● **To do**: In this exercise, return the whole listing exactly, excluding any images.

● **Stored data**:

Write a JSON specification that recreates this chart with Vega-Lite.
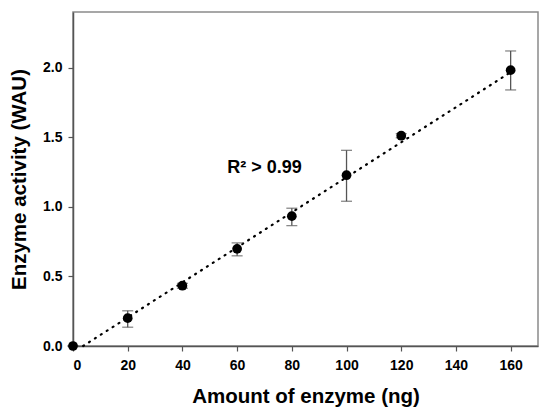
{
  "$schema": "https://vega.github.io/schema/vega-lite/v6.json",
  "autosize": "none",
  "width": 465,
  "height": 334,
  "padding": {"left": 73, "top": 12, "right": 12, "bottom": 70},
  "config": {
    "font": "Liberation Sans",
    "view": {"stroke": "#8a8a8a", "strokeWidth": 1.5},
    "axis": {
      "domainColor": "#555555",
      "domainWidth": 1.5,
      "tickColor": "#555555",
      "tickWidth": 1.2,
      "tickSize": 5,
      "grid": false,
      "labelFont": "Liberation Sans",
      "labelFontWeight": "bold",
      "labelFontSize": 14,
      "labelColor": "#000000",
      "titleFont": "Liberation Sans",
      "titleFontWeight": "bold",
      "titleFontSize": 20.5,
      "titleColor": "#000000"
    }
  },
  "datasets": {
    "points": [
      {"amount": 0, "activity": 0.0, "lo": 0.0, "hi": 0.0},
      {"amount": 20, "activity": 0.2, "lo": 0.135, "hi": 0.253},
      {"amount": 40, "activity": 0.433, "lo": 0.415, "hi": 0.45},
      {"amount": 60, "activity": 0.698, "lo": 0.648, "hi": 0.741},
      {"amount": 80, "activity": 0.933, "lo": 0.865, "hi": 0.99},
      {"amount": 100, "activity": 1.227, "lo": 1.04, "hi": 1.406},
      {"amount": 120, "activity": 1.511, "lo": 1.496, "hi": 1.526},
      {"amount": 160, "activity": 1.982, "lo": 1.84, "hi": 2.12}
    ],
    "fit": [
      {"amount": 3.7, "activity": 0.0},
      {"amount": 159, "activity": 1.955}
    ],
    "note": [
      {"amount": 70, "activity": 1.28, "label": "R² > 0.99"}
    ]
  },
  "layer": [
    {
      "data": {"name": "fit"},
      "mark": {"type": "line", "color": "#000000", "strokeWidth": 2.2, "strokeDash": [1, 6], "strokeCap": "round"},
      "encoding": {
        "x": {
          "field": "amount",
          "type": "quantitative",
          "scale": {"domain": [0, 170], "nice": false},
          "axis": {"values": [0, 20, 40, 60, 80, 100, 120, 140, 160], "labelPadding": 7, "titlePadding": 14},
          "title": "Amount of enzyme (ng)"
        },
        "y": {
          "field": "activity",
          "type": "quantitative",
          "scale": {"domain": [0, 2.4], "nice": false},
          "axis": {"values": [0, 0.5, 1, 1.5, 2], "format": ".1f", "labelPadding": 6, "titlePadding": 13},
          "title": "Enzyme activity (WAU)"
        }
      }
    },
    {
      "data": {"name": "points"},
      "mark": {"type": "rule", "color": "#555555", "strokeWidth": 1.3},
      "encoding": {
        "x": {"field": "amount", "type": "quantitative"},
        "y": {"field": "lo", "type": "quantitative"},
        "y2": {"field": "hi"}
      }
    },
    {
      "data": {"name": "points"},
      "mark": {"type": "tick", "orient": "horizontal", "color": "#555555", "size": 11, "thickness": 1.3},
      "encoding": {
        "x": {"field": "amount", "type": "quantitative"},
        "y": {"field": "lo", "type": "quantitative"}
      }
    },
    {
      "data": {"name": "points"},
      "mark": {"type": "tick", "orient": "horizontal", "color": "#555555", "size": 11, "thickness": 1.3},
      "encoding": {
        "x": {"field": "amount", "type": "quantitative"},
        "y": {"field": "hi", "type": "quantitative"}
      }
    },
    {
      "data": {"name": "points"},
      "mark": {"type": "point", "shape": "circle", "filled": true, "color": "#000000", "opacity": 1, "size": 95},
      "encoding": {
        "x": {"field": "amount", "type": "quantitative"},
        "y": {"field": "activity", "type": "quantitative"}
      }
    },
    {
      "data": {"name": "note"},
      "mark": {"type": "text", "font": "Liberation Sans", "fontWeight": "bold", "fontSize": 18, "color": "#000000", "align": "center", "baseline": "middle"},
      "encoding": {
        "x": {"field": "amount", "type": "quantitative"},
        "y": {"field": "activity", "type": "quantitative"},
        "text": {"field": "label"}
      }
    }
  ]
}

● **Exercise result**:
Write a JSON specification that recreates this chart with Vega-Lite.
{
  "$schema": "https://vega.github.io/schema/vega-lite/v6.json",
  "autosize": "none",
  "width": 465,
  "height": 334,
  "padding": {"left": 73, "top": 12, "right": 12, "bottom": 70},
  "config": {
    "font": "Liberation Sans",
    "view": {"stroke": "#8a8a8a", "strokeWidth": 1.5},
    "axis": {
      "domainColor": "#555555",
      "domainWidth": 1.5,
      "tickColor": "#555555",
      "tickWidth": 1.2,
      "tickSize": 5,
      "grid": false,
      "labelFont": "Liberation Sans",
      "labelFontWeight": "bold",
      "labelFontSize": 14,
      "labelColor": "#000000",
      "titleFont": "Liberation Sans",
      "titleFontWeight": "bold",
      "titleFontSize": 20.5,
      "titleColor": "#000000"
    }
  },
  "datasets": {
    "points": [
      {"amount": 0, "activity": 0.0, "lo": 0.0, "hi": 0.0},
      {"amount": 20, "activity": 0.2, "lo": 0.135, "hi": 0.253},
      {"amount": 40, "activity": 0.433, "lo": 0.415, "hi": 0.45},
      {"amount": 60, "activity": 0.698, "lo": 0.648, "hi": 0.741},
      {"amount": 80, "activity": 0.933, "lo": 0.865, "hi": 0.99},
      {"amount": 100, "activity": 1.227, "lo": 1.04, "hi": 1.406},
      {"amount": 120, "activity": 1.511, "lo": 1.496, "hi": 1.526},
      {"amount": 160, "activity": 1.982, "lo": 1.84, "hi": 2.12}
    ],
    "fit": [
      {"amount": 3.7, "activity": 0.0},
      {"amount": 159, "activity": 1.955}
    ],
    "note": [
      {"amount": 70, "activity": 1.28, "label": "R² > 0.99"}
    ]
  },
  "layer": [
    {
      "data": {"name": "fit"},
      "mark": {"type": "line", "color": "#000000", "strokeWidth": 2.2, "strokeDash": [1, 6], "strokeCap": "round"},
      "encoding": {
        "x": {
          "field": "amount",
          "type": "quantitative",
          "scale": {"domain": [0, 170], "nice": false},
          "axis": {"values": [0, 20, 40, 60, 80, 100, 120, 140, 160], "labelPadding": 7, "titlePadding": 14},
          "title": "Amount of enzyme (ng)"
        },
        "y": {
          "field": "activity",
          "type": "quantitative",
          "scale": {"domain": [0, 2.4], "nice": false},
          "axis": {"values": [0, 0.5, 1, 1.5, 2], "format": ".1f", "labelPadding": 6, "titlePadding": 13},
          "title": "Enzyme activity (WAU)"
        }
      }
    },
    {
      "data": {"name": "points"},
      "mark": {"type": "rule", "color": "#555555", "strokeWidth": 1.3},
      "encoding": {
        "x": {"field": "amount", "type": "quantitative"},
        "y": {"field": "lo", "type": "quantitative"},
        "y2": {"field": "hi"}
      }
    },
    {
      "data": {"name": "points"},
      "mark": {"type": "tick", "orient": "horizontal", "color": "#555555", "size": 11, "thickness": 1.3},
      "encoding": {
        "x": {"field": "amount", "type": "quantitative"},
        "y": {"field": "lo", "type": "quantitative"}
      }
    },
    {
      "data": {"name": "points"},
      "mark": {"type": "tick", "orient": "horizontal", "color": "#555555", "size": 11, "thickness": 1.3},
      "encoding": {
        "x": {"field": "amount", "type": "quantitative"},
        "y": {"field": "hi", "type": "quantitative"}
      }
    },
    {
      "data": {"name": "points"},
      "mark": {"type": "point", "shape": "circle", "filled": true, "color": "#000000", "opacity": 1, "size": 95},
      "encoding": {
        "x": {"field": "amount", "type": "quantitative"},
        "y": {"field": "activity", "type": "quantitative"}
      }
    },
    {
      "data": {"name": "note"},
      "mark": {"type": "text", "font": "Liberation Sans", "fontWeight": "bold", "fontSize": 18, "color": "#000000", "align": "center", "baseline": "middle"},
      "encoding": {
        "x": {"field": "amount", "type": "quantitative"},
        "y": {"field": "activity", "type": "quantitative"},
        "text": {"field": "label"}
      }
    }
  ]
}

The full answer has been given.